Old Mutual warns geopolitical tensions are tightening conditions for SME funding
Johannesburg - Global geopolitical tensions are beginning to surface in South Africa's SME funding landscape, as rising operating costs quietly erode cash flows and increase pressure on business sustainability.
According to Ndumiso Zulu, CEO of the Old Mutual Group Social Investments, global instability is no longer an abstract risk for small and medium‑sized enterprises - it is increasingly reflected in the financials of businesses seeking funding. "From a funding perspective, we are seeing the effects of global volatility showing up very clearly in SME cash flows. Rising fuel, energy and input costs are reducing margins, which in turn affects how businesses are assessed for funding," Zulu says.
South Africa's exposure to global economic and geopolitical shocks, particularly in energy markets, has led to recent fuel price increases that ripple across logistics, manufacturing, retail and service‑based SMEs. While the temporary R3 per litre reduction in the general fuel levy (1 April to 5 May 2026) offers short‑term relief, Zulu cautions that the underlying pressures remain.

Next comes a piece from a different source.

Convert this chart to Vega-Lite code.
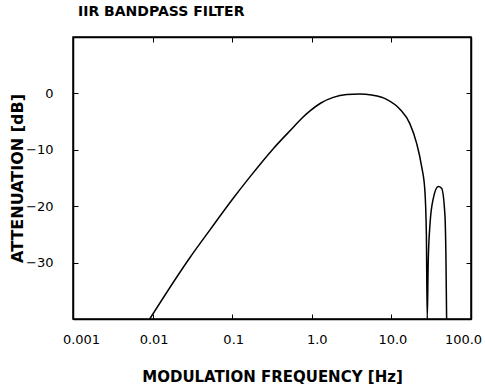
{
  "$schema": "https://vega.github.io/schema/vega-lite/v6.json",
  "width": 398,
  "height": 282,
  "autosize": {"type": "none"},
  "padding": {"left": 73, "top": 37, "right": 14, "bottom": 70},
  "background": "white",
  "title": {"text": "IIR BANDPASS FILTER", "anchor": "start", "frame": "group", "offset": 18, "dx": 5, "font": "DejaVu Sans", "fontSize": 14, "fontWeight": "bold", "color": "black"},
  "config": {
    "view": {"stroke": "black", "strokeWidth": 1.5},
    "axis": {"grid": false, "domainColor": "black", "tickColor": "black", "labelColor": "black", "titleColor": "black", "labelFont": "DejaVu Sans", "titleFont": "DejaVu Sans", "labelFontSize": 13, "titleFontSize": 15, "titleFontWeight": "bold", "tickSize": -5, "domainWidth": 1.5, "labelFlush": false}
  },
  "data": {"values": [
    {"f": 0.0092, "db": -40},
    {"f": 0.0295, "db": -29.1},
    {"f": 0.0526, "db": -24.2},
    {"f": 0.103, "db": -18.6},
    {"f": 0.167, "db": -14.8},
    {"f": 0.328, "db": -9.8},
    {"f": 0.586, "db": -6.0},
    {"f": 0.75, "db": -4.4},
    {"f": 0.95, "db": -3.1},
    {"f": 1.3, "db": -1.7},
    {"f": 1.86, "db": -0.7},
    {"f": 2.75, "db": -0.2},
    {"f": 4.0, "db": -0.1},
    {"f": 5.65, "db": -0.3},
    {"f": 8.7, "db": -1.05},
    {"f": 12.8, "db": -2.8},
    {"f": 17.1, "db": -5.4},
    {"f": 20.8, "db": -8.9},
    {"f": 24.0, "db": -13},
    {"f": 26.3, "db": -17.1},
    {"f": 27.5, "db": -25},
    {"f": 28.2, "db": -40},
    {"f": 29.0, "db": -30},
    {"f": 30.5, "db": -23.3},
    {"f": 33.6, "db": -18.6},
    {"f": 38.8, "db": -16.5},
    {"f": 42.7, "db": -16.8},
    {"f": 47.0, "db": -21.5},
    {"f": 48.5, "db": -29.7},
    {"f": 49.4, "db": -40}
  ]},
  "layer": [
    {
      "mark": {"type": "line", "color": "black", "strokeWidth": 1.5, "clip": true, "interpolate": "monotone"},
      "encoding": {
        "x": {"field": "f", "type": "quantitative", "scale": {"type": "log", "domain": [0.001, 100], "nice": false},
          "axis": {"orient": "bottom", "title": "MODULATION FREQUENCY [Hz]", "values": [0.001, 0.01, 0.1, 1, 10, 100], "labelPadding": 19, "titlePadding": 23,
            "labelExpr": "datum.value < 0.005 ? '0.001' : datum.value < 0.05 ? '0.01' : datum.value < 0.5 ? '0.1' : datum.value < 5 ? '1.0' : datum.value < 50 ? '10.0' : '100.0'",
            "labelOffset": {"condition": [{"test": "datum.value > 50", "value": -8}, {"test": "datum.value < 0.005", "value": 8}, {"test": "datum.value > 0.5 && datum.value < 5", "value": 5}], "value": 1}}},
        "y": {"field": "db", "type": "quantitative", "scale": {"domain": [-40, 10], "nice": false},
          "axis": {"orient": "left", "title": "ATTENUATION [dB]", "titleFontSize": 16, "values": [-30, -20, -10, 0], "labelPadding": 25, "titlePadding": 0}}
      }
    },
    {
      "mark": {"type": "line", "strokeOpacity": 0},
      "encoding": {
        "x": {"field": "f", "type": "quantitative", "axis": {"orient": "top", "title": null, "labels": false, "values": [0.01, 0.1, 1, 10]}},
        "y": {"field": "db", "type": "quantitative", "axis": {"orient": "right", "title": null, "labels": false, "values": [-30, -20, -10, 0]}}
      }
    }
  ],
  "resolve": {"axis": {"x": "independent", "y": "independent"}}
}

"Short‑term interventions help, but they do not change the structural reality many SMEs face. When operating costs rise faster than revenue, the risk profile of a business changes and that matters when businesses approach funders for growth capital or working‑capital support," he explains. Zulu notes that many SMEs remain fundamentally sound businesses but are increasingly vulnerable to what he describes as an "unseen tax" - a gradual erosion of profitability driven by external shocks.
"The unseen tax of geopolitical instability doesn't always show up immediately. Often it only becomes visible when a business is under pressure and needs funding support. By then, margins are thinner and financial buffers have already been used," he adds. From Old Mutual's engagement with SME clients, increasing cost pressure has translated into more cautious expansion plans, tighter liquidity and rising demand for short‑term funding solutions.

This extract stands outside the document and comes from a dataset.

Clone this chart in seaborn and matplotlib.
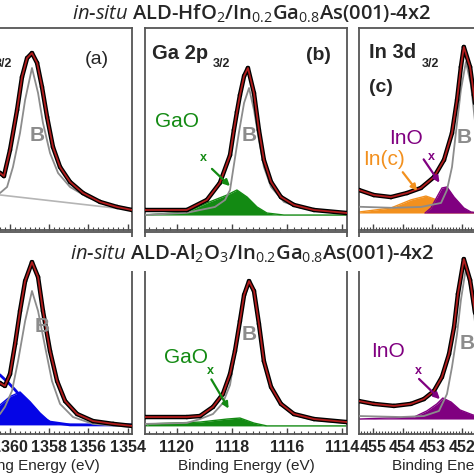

What funders are looking for right now
Zulu says SMEs can improve their funding readiness by focusing on fundamentals that demonstrate resilience:
Clear cash‑flow visibility
Businesses with up‑to‑date cash‑flow forecasts are better positioned to engage funders during uncertain periods.
Working‑capital buffers
Even modest reserves signal financial discipline and an ability to absorb short‑term shocks.
Measured growth plans
In a high‑cost environment, sustainable and well‑tested growth strategies carry more weight than aggressive expansion funded by debt.
Early engagement with funders
SMEs that engage proactively - before distress becomes visible - typically have more funding options available.
"The most successful businesses are those that plan early and engage funders as partners, not as a last resort," Zulu says. "Funding decisions today are increasingly about resilience, not just growth."
From reacting to planning
With no clear end in sight to global geopolitical uncertainty, Zulu warns that SMEs cannot afford to take a wait‑and‑see approach. "The risk is not only what businesses are facing now, but how prepared they are for what comes next. SMEs that adapt early, protect cash flow and make informed funding decisions are far better placed to weather prolonged uncertainty."
He adds that the real cost of inaction may only become evident later. "The unseen tax is already impacting SMEs. The question is whether business owners recognise it early enough to respond strategically."